Calculation of Damages
In calculating the damages owed to the employee benefit plans, the court assessed what the present value of each plan would have been had FSBO appropriately liquidated the prohibited transactions by May 1, 1984. Expert testimony indicated that the plans would have realized significant financial gains if the assets had been managed prudently. The court accepted the valuation of the collateral securing the Foster Note based on the 1985 appraisal, given that it was the most relevant assessment of value prior to FSBO's inaction. The damages were calculated by comparing the present value of the plans with the actual values at the time of the trial, resulting in specific amounts that FSBO was ordered to pay. This calculation aimed to ensure that the plans were restored to a position as if the breaches had not occurred, in line with the remedial purpose of ERISA.
Final Rulings and Implications
The court ultimately ruled in favor of the plaintiffs, awarding damages against FSBO while denying claims against individual defendants who were members of the FSBO Trust Committee, stating they acted within their capacities as agents of FSBO. Additionally, the court found that FSBO could not recover any damages from the FDIC under the indemnity agreement, as the agreement did not cover FSBO’s own post-acquisition misconduct.

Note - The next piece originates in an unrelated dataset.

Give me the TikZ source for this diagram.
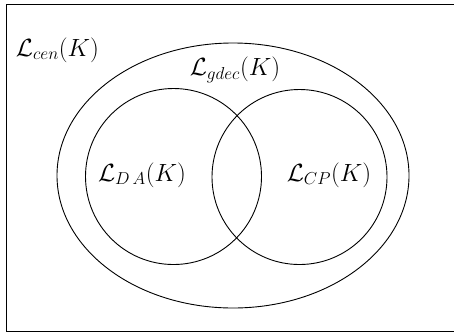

The court emphasized that the fiduciary obligations imposed by ERISA are significant and that failing to meet these obligations has concrete consequences. This ruling underscored the importance of fiduciaries acting with the utmost care and diligence in managing plan assets, highlighting the legal repercussions of breaching these duties under ERISA. The court's decision served as a reminder of the critical protections that ERISA provides to employee benefit plans and their beneficiaries.